We are given two rules for numbers, called functions.
The first function, $$f(x)=x^2$$, means that for any number we choose (represented by $$x$$), we apply the rule of multiplying that number by itself. For instance, if $$x$$ is 4, then $$f(4) = 4 \times 4 = 16$$.
The second function, $$g(x)=x-3$$, means that for any number we choose (again, represented by $$x$$), we apply the rule of subtracting 3 from that number. For instance, if $$x$$ is 4, then $$g(4) = 4 - 3 = 1$$.

**step2** Finding the Composite Function $$f \circ g$$

The notation $$f \circ g$$ means we apply the rule $$g$$ first, and then apply the rule $$f$$ to the result of $$g$$. So, if we start with a number $$x$$:
1. First, we apply rule $$g$$ to $$x$$. According to the rule $$g(x)=x-3$$, this gives us the expression $$(x-3)$$. This is the intermediate result from applying rule $$g$$.
2. Next, we take this intermediate result, $$(x-3)$$, and apply rule $$f$$ to it. According to the rule $$f(x)=x^2$$, rule $$f$$ says to multiply its input by itself.
So, we take $$(x-3)$$ as the input for rule $$f$$, which means we multiply $$(x-3)$$ by itself. This results in the expression $$(x-3)^2$$.
Therefore, the function $$f \circ g$$ is given by $$f(g(x)) = (x-3)^2$$.

**step3** Finding the Composite Function $$g \circ f$$

The notation $$g \circ f$$ means we apply the rule $$f$$ first, and then apply the rule $$g$$ to the result of $$f$$. So, if we start with a number $$x$$:
1. First, we apply rule $$f$$ to $$x$$. According to the rule $$f(x)=x^2$$, this gives us the expression $$x^2$$. This is the intermediate result from applying rule $$f$$.
2. Next, we take this intermediate result, $$x^2$$, and apply rule $$g$$ to it. According to the rule $$g(x)=x-3$$, rule $$g$$ says to subtract 3 from its input.
So, we take $$x^2$$ as the input for rule $$g$$, which means we subtract 3 from $$x^2$$. This results in the expression $$x^2-3$$.
Therefore, the function $$g \circ f$$ is given by $$g(f(x)) = x^2-3$$.

**step4** Finding the Domain of $$f \circ g$$

The "domain" of a function refers to all the possible numbers we can use as inputs for that function without encountering any mathematical problems or situations where the rule cannot be applied.
For the composite function $$f \circ g(x) = (x-3)^2$$, the rule involves first subtracting 3 from a number, and then multiplying the result by itself.
We can always subtract 3 from any real number (whole numbers, fractions, decimals, etc.), and we can always multiply any real number by itself.
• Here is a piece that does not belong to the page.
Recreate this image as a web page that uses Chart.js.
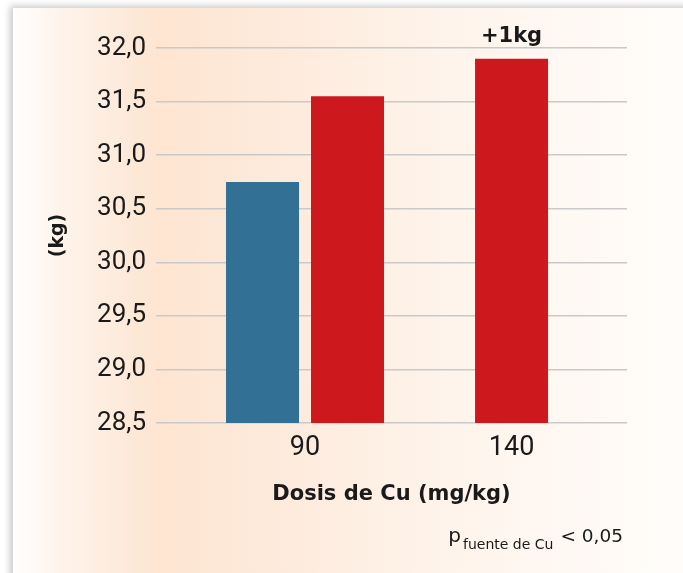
<!DOCTYPE html>
<html>
<head>
<meta charset="utf-8">
<script src="https://cdn.jsdelivr.net/npm/chart.js@4.4.1/dist/chart.umd.min.js"></script>
<style>
  html, body { margin: 0; padding: 0; background: #ffffff; overflow: hidden; width: 683px; height: 573px; }
  .card {
    position: absolute; left: 13px; top: 8px; width: 690px; height: 580px;
    background: linear-gradient(to right, #ffffff 0px, #fef4ec 45px, #fde5d1 145px, #fdeadb 260px, #fef3ea 420px, #fffaf6 600px, #fffdfb 680px);
    box-shadow: -3px -2px 7px rgba(0, 0, 0, 0.22);
  }
  canvas { position: absolute; left: 0; top: 0; }
</style>
</head>
<body>
<div class="card"></div>
<canvas id="chart" width="683" height="573"></canvas>
<script>
// Copper dose groups (mg/kg) and body weight per copper source (kg)
const categories = ['90', '140'];
const categoryPositions = [1, 2];
const sourceA = [30.75, null];
const sourceB = [31.55, 31.90];
const yTickValues = [28.5, 29.0, 29.5, 30.0, 30.5, 31.0, 31.5, 32.0];
const barLabels = ['', '+1kg'];

const FONT = "Roboto, 'Open Sans', sans-serif";
const BOLD_FONT = "'DejaVu Sans', Verdana, sans-serif";
const TEXT = '#1a1a1a';

const toPoints = (values) => values.map((v, i) => ({ x: categoryPositions[i], y: v }));

// Text above a bar (difference label)
const barLabelPlugin = {
  id: 'barLabel',
  afterDatasetsDraw(chart) {
    const ctx = chart.ctx;
    const meta = chart.getDatasetMeta(1);
    ctx.save();
    ctx.font = "bold 21px " + BOLD_FONT;
    ctx.fillStyle = TEXT;
    ctx.textAlign = 'center';
    ctx.textBaseline = 'alphabetic';
    meta.data.forEach((el, i) => {
      if (!barLabels[i]) return;
      ctx.fillText(barLabels[i], el.x, el.y - 17);
    });
    ctx.restore();
  }
};

// Significance note with subscript, bottom right
const noteText = { main: 'p', sub: 'fuente de Cu', tail: '< 0,05' };
const notePlugin = {
  id: 'note',
  afterDraw(chart) {
    const ctx = chart.ctx;
    const right = 623;
    const baseline = 542;
    const mainFont = "18.5px " + BOLD_FONT;
    const subFont = "14px " + BOLD_FONT;
    ctx.save();
    ctx.fillStyle = TEXT;
    ctx.textBaseline = 'alphabetic';
    ctx.textAlign = 'left';
    ctx.font = mainFont;
    const wTail = ctx.measureText(noteText.tail).width;
    ctx.font = "20px " + BOLD_FONT;
    const wMain = ctx.measureText(noteText.main).width;
    ctx.font = subFont;
    const wSub = ctx.measureText(noteText.sub).width;
    const xTail = right - wTail;
    const xSub = xTail - 7 - wSub;
    const xMain = xSub - 2 - wMain;
    ctx.fillText(noteText.sub, xSub, baseline + 7);
    ctx.font = mainFont;
    ctx.fillText(noteText.tail, xTail, baseline);
    ctx.font = "20px " + BOLD_FONT;
    ctx.fillText(noteText.main, xMain, baseline);
    ctx.restore();
  }
};

new Chart(document.getElementById('chart'), {
  type: 'bar',
  data: {
    datasets: [
      { label: 'Fuente de Cu A', data: toPoints(sourceA), backgroundColor: '#337096' },
      { label: 'Fuente de Cu B', data: toPoints(sourceB), backgroundColor: '#cd181d' }
    ]
  },
  options: {
    responsive: false,
    animation: false,
    events: [],
    skipNull: true,
    categoryPercentage: 0.8232,
    barPercentage: 1,
    maxBarThickness: 73,
    layout: { padding: { left: 0, right: 56, top: 48, bottom: 0 } },
    plugins: {
      legend: { display: false },
      tooltip: { enabled: false }
    },
    scales: {
      x: {
        type: 'linear',
        min: 0.2785,
        max: 2.559,
        offset: false,
        grid: { display: false, drawTicks: false },
        border: { display: false },
        afterBuildTicks(scale) { scale.ticks = categoryPositions.map(v => ({ value: v })); },
        afterFit(scale) { scale.height = 150; },
        ticks: {
          autoSkip: false,
          padding: 9,
          color: TEXT,
          font: { family: FONT, size: 27 },
          callback: (value, index) => categories[index]
        },
        title: {
          display: true,
          text: 'Dosis de Cu (mg/kg)',
          color: TEXT,
          font: { family: BOLD_FONT, size: 21, weight: 'bold' },
          padding: { top: 0, bottom: 66 }
        }
      },
      y: {
        min: 28.5,
        max: 32.0,
        grid: { color: '#c9c9c9', lineWidth: 1.5, drawTicks: false },
        border: { display: false },
        afterBuildTicks(scale) { scale.ticks = yTickValues.map(v => ({ value: v })); },
        afterFit(scale) { scale.width = 156; },
        ticks: {
          padding: 10,
          color: TEXT,
          font: { family: FONT, size: 26 },
          callback: (value) => value.toFixed(1).replace('.', ',')
        },
        title: {
          display: true,
          text: '(kg)',
          color: TEXT,
          font: { family: BOLD_FONT, size: 19, weight: 'bold' },
          padding: { top: 47, bottom: 0 }
        }
      }
    }
  },
  plugins: [barLabelPlugin, notePlugin]
});
</script>
</body>
</html>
There are no numbers that would make this two-step process impossible to perform.
Therefore, any real number can be used as an input for $$f \circ g$$. The domain is all real numbers.

**step5** Finding the Domain of $$g \circ f$$

For the composite function $$g \circ f(x) = x^2-3$$, the rule involves first multiplying a number by itself, and then subtracting 3 from the result.
We can always multiply any real number by itself, and we can always subtract 3 from any real number. There are no restrictions or special numbers that cannot be used as inputs for this process.
Therefore, any real number can be used as an input for $$g \circ f$$. The domain is all real numbers.